After the work session Ossiander said, "I'm frustrated." She said she was feeling "negative" toward the ordinance at the moment.
Another critic of the proposal, Paul Honeman, handed out a resolution he plans to introduce at Tuesday's Assembly meeting calling for the Assembly to postpone voting on the plan for six months, until Oct. 8.
In 1988 and 1989, when the labor law last underwent comprehensive revisions, the Assembly and administration collaborated on the rewrite, Honeman said, and set up a task force to examine it.
He'd like to see that happen again.
The administration this time kept its proposal secret until the Friday before it was to be introduced, Feb. 8, which was also the deadline for Assembly candidates to file to run in the April 2 city election. Most Assembly members didn't know it was coming, nor did unions or even some city department heads.
There's still plenty of Assembly support for the proposal.
Four Assembly members co-sponsored it with the mayor: Adam Trombley, Chris Birch, Jennifer Johnston and Ernie Hall.
The Assembly held four public hearings at which 285 people testified. Unions made a big showing, drawing hundreds of people to demonstrate opposition to the plan.
City unions also offered to take wage freezes for a year and extend their existing contracts if the city would delay consideration of the proposal.
Sullivan and Assembly leaders have been pushing to get the ordinance passed this month because a new round of bargaining for city unions begins in April.
Sullivan turned down the unions' offer of wage freezes.
In turning down the offer last week, he said, "... it appears much of the criticism from the unions is based on philosophical opposition to allowing the Assembly and administration to exercise more control over how contracts are negotiated. Tabling this ordinance will not change that difference of opinion."

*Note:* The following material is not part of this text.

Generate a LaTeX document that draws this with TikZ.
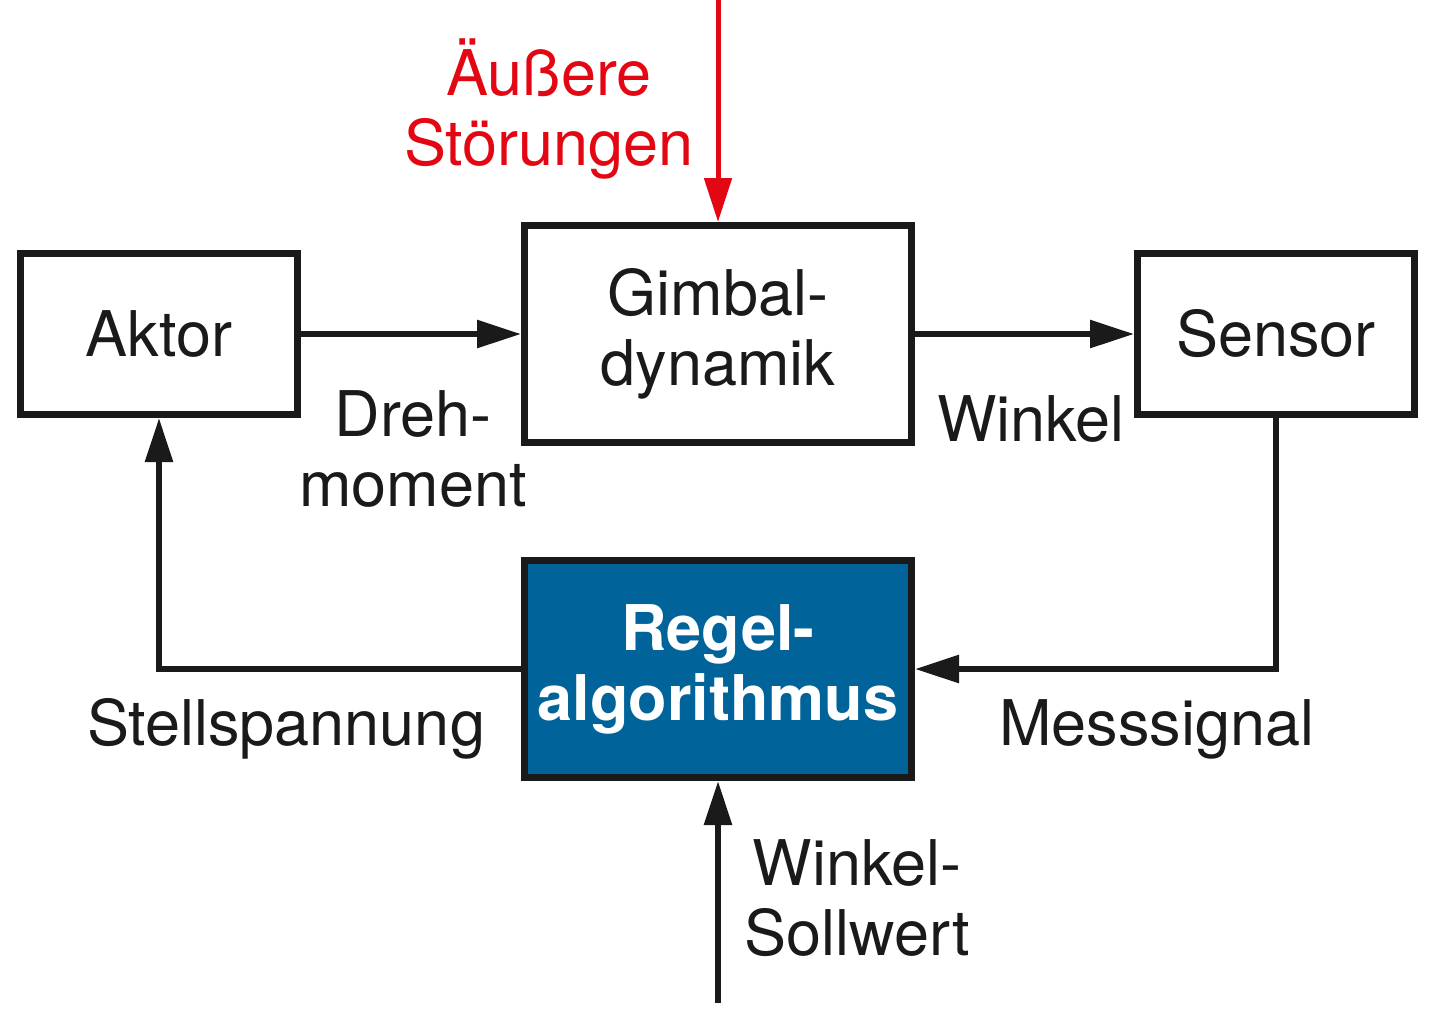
\documentclass[tikz,border=0pt]{standalone}
\usepackage{fontspec}
\setmainfont{TeX Gyre Heros}
\usetikzlibrary{arrows.meta}
\definecolor{regblue}{RGB}{0,99,154}
\definecolor{stoerred}{RGB}{227,6,19}
\definecolor{ink}{RGB}{26,26,26}
\begin{document}
\begin{tikzpicture}[x=1pt,y=-1pt,
  every node/.style={font=\fontsize{63}{70}\selectfont, inner sep=0pt, text=ink},
  blockbox/.style={draw=ink, line width=7pt, fill=white, align=center},
  smallbox/.style={blockbox, minimum width=277pt, minimum height=161pt},
  bigbox/.style={blockbox, minimum width=387pt, minimum height=217pt},
  conn/.style={draw=ink, line width=6pt, -{Triangle[length=44pt,width=27pt]}},
  lbl/.style={align=center, anchor=base}]
\useasboundingbox (0,0) rectangle (1440,1021);
\node[smallbox] (aktor) at (159,334) {Aktor};
\node[bigbox] (gimbal) at (718,334) {Gimbal-\\dynamik};
\node[smallbox] (sensor) at (1276,334) {Sensor};
\node[bigbox, fill=regblue, text=white, font=\fontsize{63}{70}\selectfont\bfseries] (regel) at (718,669) {Regel-\\algorithmus};
\coordinate (stoerin) at (718,0);
\coordinate (sollin) at (718,1003);
\draw[conn] (aktor) -- (gimbal);
\draw[conn] (gimbal) -- (sensor);
\draw[conn] (sensor.south) |- (regel.east);
\draw[conn] (regel.west) -| (aktor.south);
\draw[conn] (sollin) -- (regel.south);
\draw[conn, draw=stoerred, line width=5pt] (stoerin) -- (gimbal.north);
\node[lbl, text=stoerred] (stoer) at (549,165) {Äußere\\Störungen};
\node[lbl] (dreh) at (413,506) {Dreh-\\moment};
\node[lbl] (winkel) at (1031,441) {Winkel};
\node[lbl] (stell) at (286,745) {Stellspannung};
\node[lbl] (mess) at (1157,745) {Messsignal};
\node[lbl] (soll) at (857,955) {Winkel-\\Sollwert};
\end{tikzpicture}
\end{document}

Police Sgt. Gerard Asselin, head of a coalition of the eight city unions, said recent conversations between union representatives and Assembly members haven't left the union leaders feeling the outcome will be "an end product that's going to be helpful. It's more 'We're going to agree to disagree.' "
"I'm just disgusted with the process," firefighters union president Rod Harris said after the Friday work session. He said a majority of the Assembly are "doing the mayor's work."
Here are some of the changes the plan would make to city labor law:
Maximum pay increases: Pay increases would be limited to the five-year average of the Anchorage consumer price index, plus 1 percent.
Pay enhancements: The plan would eliminate performance incentives but existing longevity pay and service recognition programs would be grandfathered in. Pay levels under "Performance Incentive Programs" would be frozen at existing levels at the end of current union contracts.
Benefits: The proposal would standardize benefits programs such as to health, dental, life or disability plans among unions but not retirement or pension plans.
Arbitration: If the city and a union can't agree, they can hand their proposals to an arbitrator. The arbitrator must pick one side or the other's position in its entirety. If the Assembly accepts the arbitrators' decision, it must approve the decision with at least eight votes. If the Assembly doesn't accept the decision, the administration can impose its last better offer.
Managed competition: Union contracts can't stand in the way of a city plan to outsource some city work.